What you will do = Below are the records; extract from them the line containing "Output the web" to the line containing "0.7, 0.85, 1];", both lines included, exactly and with no pictures.

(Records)
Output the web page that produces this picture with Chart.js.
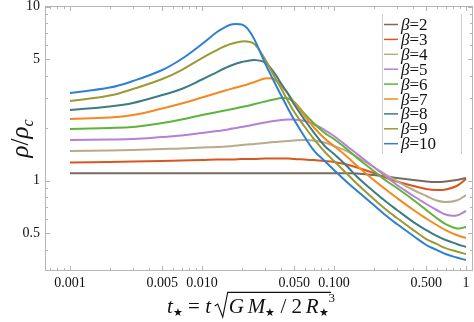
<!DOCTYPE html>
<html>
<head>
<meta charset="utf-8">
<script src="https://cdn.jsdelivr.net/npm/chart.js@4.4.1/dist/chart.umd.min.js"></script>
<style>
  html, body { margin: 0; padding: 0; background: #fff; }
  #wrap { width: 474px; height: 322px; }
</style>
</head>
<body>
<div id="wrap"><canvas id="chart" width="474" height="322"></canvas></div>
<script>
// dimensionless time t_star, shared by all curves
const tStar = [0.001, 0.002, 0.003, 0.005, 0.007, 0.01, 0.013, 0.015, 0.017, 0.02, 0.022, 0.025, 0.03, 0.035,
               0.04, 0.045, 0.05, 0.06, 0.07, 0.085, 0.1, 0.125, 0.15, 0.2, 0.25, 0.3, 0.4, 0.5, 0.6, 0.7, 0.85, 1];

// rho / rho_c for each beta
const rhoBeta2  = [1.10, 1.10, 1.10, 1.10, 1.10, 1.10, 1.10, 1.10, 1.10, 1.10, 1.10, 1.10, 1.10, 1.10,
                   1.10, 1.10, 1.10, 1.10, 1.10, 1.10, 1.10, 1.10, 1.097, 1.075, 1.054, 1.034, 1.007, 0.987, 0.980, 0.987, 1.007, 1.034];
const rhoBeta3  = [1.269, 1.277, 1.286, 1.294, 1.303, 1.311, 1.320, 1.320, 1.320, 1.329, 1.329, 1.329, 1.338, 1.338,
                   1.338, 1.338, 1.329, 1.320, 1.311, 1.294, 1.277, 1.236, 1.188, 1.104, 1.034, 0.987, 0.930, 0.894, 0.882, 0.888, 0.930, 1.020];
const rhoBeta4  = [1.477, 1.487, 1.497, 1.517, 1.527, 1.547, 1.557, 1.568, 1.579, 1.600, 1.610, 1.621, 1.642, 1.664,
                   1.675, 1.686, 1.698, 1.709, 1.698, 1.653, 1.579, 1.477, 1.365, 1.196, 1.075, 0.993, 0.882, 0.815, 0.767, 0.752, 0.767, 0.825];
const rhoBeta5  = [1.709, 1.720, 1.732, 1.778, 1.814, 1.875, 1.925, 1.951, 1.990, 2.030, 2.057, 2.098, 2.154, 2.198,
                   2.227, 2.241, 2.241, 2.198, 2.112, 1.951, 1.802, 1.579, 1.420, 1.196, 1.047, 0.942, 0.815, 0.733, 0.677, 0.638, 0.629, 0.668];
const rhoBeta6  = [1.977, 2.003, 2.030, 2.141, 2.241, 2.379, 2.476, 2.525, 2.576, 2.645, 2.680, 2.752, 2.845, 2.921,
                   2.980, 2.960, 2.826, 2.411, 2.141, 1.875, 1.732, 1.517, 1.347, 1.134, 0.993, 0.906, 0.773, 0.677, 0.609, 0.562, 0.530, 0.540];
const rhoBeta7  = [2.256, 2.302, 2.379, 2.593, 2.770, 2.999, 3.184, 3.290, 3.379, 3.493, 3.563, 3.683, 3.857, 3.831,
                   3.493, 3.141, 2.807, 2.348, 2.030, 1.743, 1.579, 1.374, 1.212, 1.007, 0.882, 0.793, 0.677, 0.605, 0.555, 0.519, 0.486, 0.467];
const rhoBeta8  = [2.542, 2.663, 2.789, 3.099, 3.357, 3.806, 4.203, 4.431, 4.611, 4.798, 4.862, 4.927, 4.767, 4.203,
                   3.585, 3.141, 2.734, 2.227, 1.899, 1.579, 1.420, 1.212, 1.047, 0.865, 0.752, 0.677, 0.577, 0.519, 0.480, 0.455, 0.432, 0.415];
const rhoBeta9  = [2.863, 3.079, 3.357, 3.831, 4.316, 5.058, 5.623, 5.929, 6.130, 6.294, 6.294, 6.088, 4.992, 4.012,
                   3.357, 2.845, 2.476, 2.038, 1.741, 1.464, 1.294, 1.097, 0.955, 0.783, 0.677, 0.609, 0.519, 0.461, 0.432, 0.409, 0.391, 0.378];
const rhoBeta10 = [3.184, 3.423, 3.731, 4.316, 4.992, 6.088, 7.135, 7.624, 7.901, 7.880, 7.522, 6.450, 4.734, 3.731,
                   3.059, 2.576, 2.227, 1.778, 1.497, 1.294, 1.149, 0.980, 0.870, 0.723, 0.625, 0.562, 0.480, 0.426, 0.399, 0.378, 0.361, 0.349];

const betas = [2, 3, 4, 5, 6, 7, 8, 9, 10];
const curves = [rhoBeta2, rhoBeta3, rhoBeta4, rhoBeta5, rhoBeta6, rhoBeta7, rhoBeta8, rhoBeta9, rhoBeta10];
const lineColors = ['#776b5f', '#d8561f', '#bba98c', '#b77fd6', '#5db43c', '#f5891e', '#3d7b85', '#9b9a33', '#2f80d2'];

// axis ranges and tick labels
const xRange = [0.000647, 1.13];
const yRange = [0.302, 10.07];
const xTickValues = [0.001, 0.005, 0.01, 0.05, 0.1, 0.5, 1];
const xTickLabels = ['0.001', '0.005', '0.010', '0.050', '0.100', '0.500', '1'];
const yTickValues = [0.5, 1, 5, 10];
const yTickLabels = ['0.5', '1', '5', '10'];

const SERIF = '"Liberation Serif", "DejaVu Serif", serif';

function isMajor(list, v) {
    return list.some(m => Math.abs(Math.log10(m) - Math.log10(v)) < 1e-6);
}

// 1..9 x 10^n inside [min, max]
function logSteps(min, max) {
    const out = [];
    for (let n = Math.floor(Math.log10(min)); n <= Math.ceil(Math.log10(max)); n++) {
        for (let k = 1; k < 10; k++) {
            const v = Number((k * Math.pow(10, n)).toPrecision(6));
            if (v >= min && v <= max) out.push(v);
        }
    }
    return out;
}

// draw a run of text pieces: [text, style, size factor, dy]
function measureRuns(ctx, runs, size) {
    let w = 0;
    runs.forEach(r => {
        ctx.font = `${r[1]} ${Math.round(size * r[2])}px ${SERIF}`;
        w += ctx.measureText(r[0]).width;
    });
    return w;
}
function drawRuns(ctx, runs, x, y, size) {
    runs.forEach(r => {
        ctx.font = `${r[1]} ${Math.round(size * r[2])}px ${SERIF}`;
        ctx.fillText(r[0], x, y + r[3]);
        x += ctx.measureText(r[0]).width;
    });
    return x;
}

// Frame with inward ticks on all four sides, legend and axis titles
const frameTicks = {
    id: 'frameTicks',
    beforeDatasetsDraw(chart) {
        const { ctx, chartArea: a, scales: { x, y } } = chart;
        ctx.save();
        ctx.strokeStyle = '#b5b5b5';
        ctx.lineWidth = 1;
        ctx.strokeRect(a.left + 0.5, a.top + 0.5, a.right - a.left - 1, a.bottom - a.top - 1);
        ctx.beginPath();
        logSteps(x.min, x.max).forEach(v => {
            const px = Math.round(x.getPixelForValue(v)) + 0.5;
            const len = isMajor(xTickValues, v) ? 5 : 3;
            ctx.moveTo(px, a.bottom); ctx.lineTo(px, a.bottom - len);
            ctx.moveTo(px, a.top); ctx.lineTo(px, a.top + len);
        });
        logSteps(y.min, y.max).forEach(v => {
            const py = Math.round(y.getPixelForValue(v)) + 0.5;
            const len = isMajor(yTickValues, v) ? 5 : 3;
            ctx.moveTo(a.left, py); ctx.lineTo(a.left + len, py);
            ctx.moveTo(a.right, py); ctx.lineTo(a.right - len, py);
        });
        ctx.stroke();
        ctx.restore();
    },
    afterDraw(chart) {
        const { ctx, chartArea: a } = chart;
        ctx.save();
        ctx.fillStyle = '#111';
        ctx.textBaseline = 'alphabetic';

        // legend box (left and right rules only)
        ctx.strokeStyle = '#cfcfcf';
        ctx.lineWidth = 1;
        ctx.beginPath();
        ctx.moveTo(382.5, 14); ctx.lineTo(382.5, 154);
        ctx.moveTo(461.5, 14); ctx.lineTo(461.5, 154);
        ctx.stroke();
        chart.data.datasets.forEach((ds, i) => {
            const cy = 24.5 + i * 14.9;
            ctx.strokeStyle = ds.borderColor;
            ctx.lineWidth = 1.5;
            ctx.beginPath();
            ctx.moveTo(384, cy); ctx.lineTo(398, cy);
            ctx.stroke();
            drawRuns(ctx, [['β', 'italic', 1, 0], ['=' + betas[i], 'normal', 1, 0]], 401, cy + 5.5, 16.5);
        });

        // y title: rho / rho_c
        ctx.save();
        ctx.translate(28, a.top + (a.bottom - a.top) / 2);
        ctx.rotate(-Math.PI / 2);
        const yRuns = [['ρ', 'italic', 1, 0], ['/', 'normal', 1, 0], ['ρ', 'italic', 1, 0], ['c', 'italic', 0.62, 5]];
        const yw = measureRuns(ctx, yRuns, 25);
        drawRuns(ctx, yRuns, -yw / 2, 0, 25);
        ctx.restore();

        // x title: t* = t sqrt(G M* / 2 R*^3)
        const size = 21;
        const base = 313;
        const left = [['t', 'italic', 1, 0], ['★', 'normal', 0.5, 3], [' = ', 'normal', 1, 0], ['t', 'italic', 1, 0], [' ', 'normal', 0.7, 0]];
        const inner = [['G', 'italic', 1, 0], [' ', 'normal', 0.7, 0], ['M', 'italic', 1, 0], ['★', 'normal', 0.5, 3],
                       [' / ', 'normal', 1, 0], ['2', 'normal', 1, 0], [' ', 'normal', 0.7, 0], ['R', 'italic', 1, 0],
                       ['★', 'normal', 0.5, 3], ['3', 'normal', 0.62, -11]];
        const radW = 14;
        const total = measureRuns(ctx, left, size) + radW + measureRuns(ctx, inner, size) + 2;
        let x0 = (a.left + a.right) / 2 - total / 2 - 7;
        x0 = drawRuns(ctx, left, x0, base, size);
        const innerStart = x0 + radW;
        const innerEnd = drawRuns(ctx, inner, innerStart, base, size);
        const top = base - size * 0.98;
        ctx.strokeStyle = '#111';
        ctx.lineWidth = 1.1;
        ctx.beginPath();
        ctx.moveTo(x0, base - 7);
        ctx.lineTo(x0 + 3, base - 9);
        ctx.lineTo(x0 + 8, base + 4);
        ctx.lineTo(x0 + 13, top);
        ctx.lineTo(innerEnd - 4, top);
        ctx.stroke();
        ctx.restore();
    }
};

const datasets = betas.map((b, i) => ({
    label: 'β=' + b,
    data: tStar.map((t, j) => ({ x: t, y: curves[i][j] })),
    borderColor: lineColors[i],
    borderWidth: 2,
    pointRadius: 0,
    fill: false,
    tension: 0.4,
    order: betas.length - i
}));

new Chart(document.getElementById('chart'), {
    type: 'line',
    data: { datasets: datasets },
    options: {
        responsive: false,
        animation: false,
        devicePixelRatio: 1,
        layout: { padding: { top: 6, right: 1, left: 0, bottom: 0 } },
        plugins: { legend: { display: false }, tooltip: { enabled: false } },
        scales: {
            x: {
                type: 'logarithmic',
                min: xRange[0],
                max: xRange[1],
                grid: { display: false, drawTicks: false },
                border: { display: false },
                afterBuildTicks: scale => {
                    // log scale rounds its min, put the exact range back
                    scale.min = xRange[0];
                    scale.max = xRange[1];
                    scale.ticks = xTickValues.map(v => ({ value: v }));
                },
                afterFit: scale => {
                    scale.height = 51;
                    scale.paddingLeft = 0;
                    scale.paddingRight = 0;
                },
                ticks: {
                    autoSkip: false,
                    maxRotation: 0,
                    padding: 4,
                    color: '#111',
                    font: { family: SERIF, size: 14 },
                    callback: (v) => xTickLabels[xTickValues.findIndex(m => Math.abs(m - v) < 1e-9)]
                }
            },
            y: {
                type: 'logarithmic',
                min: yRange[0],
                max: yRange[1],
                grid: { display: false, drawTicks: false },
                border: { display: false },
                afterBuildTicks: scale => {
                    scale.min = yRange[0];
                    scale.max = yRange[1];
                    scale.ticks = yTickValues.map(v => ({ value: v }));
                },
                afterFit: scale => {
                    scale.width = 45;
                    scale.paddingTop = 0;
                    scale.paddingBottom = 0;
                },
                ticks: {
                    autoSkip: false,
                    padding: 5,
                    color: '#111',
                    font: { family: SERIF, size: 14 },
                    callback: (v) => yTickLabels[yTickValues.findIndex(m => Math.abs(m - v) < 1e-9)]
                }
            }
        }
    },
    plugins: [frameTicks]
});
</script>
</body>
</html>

--

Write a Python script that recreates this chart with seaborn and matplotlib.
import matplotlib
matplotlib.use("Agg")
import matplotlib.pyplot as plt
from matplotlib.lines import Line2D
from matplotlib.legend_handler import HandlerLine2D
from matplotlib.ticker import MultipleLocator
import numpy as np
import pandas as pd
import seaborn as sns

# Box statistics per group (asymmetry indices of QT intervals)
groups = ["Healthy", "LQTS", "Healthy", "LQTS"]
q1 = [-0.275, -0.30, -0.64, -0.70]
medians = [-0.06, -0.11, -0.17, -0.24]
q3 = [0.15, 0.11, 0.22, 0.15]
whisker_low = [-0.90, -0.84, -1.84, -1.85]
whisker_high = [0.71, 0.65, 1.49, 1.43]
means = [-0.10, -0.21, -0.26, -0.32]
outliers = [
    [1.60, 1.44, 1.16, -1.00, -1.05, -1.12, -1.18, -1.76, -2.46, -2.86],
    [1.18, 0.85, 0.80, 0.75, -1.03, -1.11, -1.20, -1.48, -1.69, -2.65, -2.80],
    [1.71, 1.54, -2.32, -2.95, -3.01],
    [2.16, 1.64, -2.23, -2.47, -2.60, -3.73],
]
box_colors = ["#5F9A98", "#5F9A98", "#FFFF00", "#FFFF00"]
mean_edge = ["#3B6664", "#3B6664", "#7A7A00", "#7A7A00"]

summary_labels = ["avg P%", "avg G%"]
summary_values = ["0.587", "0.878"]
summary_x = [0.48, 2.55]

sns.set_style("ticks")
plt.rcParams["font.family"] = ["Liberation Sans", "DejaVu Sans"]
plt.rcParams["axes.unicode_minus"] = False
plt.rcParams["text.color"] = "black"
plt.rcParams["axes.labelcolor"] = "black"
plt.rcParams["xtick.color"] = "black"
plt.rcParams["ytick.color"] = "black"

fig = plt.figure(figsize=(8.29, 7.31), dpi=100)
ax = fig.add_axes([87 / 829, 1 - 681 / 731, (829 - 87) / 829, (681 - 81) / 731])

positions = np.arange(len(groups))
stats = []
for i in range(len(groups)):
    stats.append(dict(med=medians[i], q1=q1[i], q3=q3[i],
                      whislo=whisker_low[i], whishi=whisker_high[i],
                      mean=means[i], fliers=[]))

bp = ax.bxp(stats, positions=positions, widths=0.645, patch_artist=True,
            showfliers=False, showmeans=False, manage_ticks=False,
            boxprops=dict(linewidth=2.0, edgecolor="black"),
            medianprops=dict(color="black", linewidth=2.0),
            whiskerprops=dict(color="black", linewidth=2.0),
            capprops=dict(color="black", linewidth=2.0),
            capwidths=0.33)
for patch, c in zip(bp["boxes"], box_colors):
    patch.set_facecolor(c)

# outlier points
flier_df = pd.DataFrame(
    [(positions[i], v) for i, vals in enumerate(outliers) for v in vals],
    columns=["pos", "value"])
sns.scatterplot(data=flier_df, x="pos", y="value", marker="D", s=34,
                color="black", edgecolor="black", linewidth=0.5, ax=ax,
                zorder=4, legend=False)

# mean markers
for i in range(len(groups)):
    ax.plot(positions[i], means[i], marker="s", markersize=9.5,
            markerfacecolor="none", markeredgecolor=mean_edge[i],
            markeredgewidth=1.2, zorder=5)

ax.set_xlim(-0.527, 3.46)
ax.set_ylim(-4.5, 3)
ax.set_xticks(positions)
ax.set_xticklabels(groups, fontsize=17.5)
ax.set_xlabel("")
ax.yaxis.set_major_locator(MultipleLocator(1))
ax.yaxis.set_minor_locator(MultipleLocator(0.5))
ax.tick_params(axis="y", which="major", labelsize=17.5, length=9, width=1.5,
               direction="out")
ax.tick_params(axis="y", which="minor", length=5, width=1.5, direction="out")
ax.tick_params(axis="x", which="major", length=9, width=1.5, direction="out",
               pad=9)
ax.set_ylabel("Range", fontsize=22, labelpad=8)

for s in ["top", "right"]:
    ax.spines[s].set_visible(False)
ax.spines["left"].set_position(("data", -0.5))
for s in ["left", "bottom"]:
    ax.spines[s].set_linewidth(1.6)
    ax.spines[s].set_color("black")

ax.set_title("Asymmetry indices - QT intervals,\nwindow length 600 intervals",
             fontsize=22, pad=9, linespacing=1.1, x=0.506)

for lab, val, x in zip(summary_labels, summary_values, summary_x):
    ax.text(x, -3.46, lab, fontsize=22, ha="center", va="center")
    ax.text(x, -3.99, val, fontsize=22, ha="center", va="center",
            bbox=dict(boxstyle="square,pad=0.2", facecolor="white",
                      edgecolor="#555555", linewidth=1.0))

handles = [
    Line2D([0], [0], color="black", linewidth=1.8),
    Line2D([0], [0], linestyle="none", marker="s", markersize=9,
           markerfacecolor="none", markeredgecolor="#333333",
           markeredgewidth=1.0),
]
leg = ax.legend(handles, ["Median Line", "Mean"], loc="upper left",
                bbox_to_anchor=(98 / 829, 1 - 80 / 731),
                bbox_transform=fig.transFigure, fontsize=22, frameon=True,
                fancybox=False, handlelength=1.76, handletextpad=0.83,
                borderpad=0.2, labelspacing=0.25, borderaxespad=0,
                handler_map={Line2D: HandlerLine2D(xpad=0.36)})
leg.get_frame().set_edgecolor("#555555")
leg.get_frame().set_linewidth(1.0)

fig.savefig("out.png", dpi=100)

...

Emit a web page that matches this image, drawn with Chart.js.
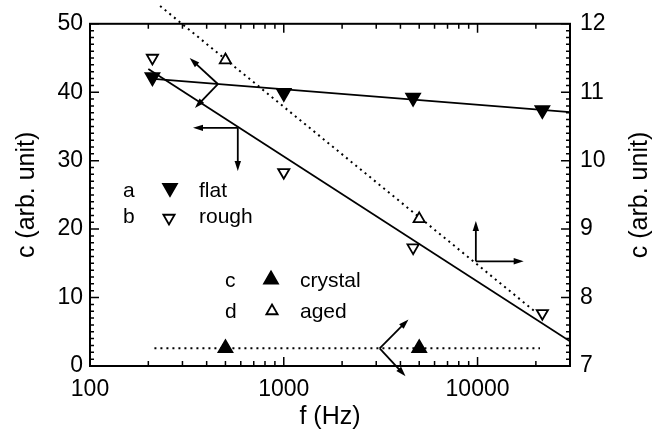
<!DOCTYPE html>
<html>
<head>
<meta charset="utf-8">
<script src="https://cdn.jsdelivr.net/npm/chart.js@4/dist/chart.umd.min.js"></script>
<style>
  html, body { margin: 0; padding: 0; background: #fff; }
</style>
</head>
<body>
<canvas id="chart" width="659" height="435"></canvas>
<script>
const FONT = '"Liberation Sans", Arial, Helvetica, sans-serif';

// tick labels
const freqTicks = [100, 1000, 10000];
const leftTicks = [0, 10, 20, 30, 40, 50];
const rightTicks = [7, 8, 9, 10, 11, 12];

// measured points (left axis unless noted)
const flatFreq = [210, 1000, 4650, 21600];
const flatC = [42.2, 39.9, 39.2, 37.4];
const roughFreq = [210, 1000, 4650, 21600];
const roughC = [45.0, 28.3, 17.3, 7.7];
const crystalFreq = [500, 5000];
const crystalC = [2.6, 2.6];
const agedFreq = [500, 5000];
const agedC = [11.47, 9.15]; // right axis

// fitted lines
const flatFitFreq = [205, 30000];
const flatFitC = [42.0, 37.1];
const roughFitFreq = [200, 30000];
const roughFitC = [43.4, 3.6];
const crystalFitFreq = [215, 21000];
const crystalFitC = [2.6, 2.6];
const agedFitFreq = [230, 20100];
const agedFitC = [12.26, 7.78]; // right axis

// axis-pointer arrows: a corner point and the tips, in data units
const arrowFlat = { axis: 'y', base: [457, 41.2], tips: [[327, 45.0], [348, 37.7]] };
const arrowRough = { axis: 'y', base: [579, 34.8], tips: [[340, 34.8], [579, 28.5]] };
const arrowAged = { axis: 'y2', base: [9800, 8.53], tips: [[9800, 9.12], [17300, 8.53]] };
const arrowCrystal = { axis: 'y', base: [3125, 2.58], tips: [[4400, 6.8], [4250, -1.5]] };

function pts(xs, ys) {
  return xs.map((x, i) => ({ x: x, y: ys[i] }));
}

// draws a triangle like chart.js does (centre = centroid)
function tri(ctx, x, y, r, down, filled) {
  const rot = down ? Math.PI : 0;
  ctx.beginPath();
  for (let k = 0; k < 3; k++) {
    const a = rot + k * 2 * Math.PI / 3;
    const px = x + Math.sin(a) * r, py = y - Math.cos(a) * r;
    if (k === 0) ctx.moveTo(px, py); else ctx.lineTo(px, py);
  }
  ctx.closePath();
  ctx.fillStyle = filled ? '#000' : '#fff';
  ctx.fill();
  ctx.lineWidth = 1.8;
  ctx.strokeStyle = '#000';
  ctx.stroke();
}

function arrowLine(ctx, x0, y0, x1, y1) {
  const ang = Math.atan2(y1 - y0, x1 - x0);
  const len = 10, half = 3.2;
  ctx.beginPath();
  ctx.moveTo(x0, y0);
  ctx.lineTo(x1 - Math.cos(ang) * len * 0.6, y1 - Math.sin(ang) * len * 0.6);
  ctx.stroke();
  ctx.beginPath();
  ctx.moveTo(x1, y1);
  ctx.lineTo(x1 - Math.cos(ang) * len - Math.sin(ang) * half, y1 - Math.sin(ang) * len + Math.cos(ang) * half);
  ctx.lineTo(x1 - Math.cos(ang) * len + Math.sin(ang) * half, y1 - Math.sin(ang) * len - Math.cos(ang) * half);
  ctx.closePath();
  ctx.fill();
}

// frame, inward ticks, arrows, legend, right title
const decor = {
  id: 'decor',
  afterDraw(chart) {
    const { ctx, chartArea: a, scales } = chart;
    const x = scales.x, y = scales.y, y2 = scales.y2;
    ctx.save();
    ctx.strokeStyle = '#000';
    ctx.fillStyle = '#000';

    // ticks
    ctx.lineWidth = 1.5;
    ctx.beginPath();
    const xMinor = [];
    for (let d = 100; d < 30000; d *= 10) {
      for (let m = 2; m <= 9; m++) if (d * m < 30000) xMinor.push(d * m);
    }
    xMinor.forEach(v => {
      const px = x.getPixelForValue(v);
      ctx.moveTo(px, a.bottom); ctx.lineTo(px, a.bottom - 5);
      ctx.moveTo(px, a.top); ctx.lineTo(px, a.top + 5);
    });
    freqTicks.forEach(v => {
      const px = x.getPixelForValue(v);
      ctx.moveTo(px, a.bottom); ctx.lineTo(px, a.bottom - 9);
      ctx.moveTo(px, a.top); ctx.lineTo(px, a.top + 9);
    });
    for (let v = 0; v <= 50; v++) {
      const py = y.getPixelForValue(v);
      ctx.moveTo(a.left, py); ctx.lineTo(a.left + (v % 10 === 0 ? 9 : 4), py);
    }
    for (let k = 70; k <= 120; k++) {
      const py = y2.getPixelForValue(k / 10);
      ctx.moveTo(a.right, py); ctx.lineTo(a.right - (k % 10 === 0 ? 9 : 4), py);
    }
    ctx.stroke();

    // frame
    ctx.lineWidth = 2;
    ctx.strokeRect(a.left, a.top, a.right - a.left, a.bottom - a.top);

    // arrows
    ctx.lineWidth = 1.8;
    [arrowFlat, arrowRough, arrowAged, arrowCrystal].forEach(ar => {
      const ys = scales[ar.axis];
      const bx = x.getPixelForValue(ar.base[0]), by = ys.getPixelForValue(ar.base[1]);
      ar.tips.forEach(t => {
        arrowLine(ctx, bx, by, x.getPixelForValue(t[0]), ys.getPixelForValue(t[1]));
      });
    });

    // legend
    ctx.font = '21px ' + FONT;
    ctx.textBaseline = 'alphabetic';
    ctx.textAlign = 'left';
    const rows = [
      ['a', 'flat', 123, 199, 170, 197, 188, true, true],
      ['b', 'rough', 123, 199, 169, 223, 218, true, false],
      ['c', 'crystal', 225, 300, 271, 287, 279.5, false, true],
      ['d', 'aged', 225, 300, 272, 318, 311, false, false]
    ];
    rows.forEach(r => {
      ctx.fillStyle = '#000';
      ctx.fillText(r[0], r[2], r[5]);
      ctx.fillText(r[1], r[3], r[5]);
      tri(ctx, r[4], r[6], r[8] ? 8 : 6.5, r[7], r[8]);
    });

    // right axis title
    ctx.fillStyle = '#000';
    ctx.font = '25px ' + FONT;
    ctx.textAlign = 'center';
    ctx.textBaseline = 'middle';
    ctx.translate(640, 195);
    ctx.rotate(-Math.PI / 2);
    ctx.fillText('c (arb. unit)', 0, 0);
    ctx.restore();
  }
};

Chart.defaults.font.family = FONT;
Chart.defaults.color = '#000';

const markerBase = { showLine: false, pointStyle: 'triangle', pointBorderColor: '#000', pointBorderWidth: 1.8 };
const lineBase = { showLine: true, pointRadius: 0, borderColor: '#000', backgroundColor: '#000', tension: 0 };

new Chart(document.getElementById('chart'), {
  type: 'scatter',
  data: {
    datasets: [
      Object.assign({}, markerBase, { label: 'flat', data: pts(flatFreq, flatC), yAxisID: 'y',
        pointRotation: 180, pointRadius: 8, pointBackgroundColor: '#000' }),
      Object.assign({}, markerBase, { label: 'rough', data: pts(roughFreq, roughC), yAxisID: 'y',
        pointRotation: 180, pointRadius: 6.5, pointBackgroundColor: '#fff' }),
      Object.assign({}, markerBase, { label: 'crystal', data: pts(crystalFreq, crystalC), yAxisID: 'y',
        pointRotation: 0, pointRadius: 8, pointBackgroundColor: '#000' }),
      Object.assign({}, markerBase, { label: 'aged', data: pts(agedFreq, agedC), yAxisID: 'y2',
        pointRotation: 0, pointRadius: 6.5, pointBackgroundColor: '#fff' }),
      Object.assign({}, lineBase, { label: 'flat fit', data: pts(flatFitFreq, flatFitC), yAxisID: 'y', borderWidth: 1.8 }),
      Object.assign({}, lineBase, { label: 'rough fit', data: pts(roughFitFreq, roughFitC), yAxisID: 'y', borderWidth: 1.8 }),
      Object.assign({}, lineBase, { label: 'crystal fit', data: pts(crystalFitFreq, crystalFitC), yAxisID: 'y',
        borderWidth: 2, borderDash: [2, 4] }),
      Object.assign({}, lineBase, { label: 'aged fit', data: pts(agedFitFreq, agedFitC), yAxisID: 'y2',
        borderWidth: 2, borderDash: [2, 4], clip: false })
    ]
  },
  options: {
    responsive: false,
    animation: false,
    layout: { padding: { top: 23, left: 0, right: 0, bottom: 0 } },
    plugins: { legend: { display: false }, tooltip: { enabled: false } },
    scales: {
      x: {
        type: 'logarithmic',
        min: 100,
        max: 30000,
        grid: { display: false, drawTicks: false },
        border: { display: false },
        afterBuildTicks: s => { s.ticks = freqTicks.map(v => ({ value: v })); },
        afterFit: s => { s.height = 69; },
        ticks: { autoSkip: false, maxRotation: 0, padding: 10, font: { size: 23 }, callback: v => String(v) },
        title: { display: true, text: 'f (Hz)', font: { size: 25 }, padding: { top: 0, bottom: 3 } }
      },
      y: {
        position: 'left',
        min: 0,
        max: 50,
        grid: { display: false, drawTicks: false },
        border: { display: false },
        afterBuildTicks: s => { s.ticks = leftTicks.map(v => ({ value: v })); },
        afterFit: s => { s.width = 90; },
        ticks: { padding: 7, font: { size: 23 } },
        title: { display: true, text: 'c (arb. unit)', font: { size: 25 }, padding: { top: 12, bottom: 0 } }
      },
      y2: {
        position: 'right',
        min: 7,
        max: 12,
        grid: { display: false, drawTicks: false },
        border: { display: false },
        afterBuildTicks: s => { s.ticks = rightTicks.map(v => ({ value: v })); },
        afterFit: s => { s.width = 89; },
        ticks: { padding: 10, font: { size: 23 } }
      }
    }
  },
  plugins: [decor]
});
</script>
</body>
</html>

Output for this exercise =
Output the web page that produces this picture with Chart.js.
<!DOCTYPE html>
<html>
<head>
<meta charset="utf-8">
<script src="https://cdn.jsdelivr.net/npm/chart.js@4.4.1/dist/chart.umd.min.js"></script>
<style>
  html, body { margin: 0; padding: 0; background: #fff; }
  #wrap { width: 474px; height: 322px; }
</style>
</head>
<body>
<div id="wrap"><canvas id="chart" width="474" height="322"></canvas></div>
<script>
// dimensionless time t_star, shared by all curves
const tStar = [0.001, 0.002, 0.003, 0.005, 0.007, 0.01, 0.013, 0.015, 0.017, 0.02, 0.022, 0.025, 0.03, 0.035,
               0.04, 0.045, 0.05, 0.06, 0.07, 0.085, 0.1, 0.125, 0.15, 0.2, 0.25, 0.3, 0.4, 0.5, 0.6, 0.7, 0.85, 1];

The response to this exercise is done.